Customs Cash Declaration Requirements and Penalties
Traveling with $10,000 or more? Learn what you're required to declare at customs, what counts as currency, and what happens if you don't report it.
Traveling with $10,000 or more? Learn what you're required to declare at customs, what counts as currency, and what happens if you don't report it.
Anyone entering or leaving the United States with more than $10,000 in cash or monetary instruments must report it to U.S. Customs and Border Protection by filing FinCEN Form 105. This threshold applies whether you’re carrying the money yourself, mailing it, or shipping it through a carrier. Failing to report triggers serious consequences: CBP can seize the entire unreported amount on the spot, and you may face civil penalties equal to the full value of the currency plus criminal charges carrying up to five years in prison.
Under federal law, you must file a report whenever you transport, mail, or ship currency or monetary instruments totaling more than $10,000 at one time across the U.S. border in either direction.1Office of the Law Revision Counsel. 31 USC 5316 – Reports on Exporting and Importing Monetary Instruments The $10,000 figure is based on the combined total of everything you’re carrying, not each individual item. If you have $6,000 in cash, $3,000 in traveler’s checks, and $2,000 in money orders, that adds up to $11,000 and you must report it. Foreign currency counts too, converted at the exchange rate on the day of travel.2U.S. Customs and Border Protection. Money and Other Monetary Instruments
There is no legal limit on how much currency you can bring in or take out. The requirement is only that you declare amounts over $10,000. Carrying $50,000 in cash is perfectly legal as long as you file the report.
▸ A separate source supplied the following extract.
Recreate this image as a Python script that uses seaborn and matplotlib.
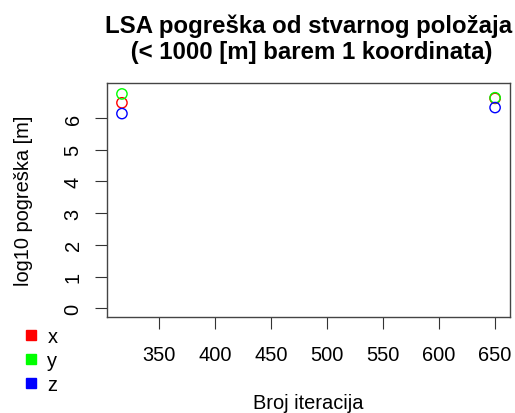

Families living in the same household who travel together and submit a joint customs declaration must combine their currency totals. If the household’s collective amount exceeds $10,000, you need to report it on the customs declaration form. Any individual family member personally carrying more than $10,000 must also file a separate FinCEN Form 105.3U.S. Customs and Border Protection. How Much Currency/Monetary Instruments Can I Bring Into the United States? You cannot redistribute cash among family members so that no single person carries over $10,000. CBP treats that as structuring.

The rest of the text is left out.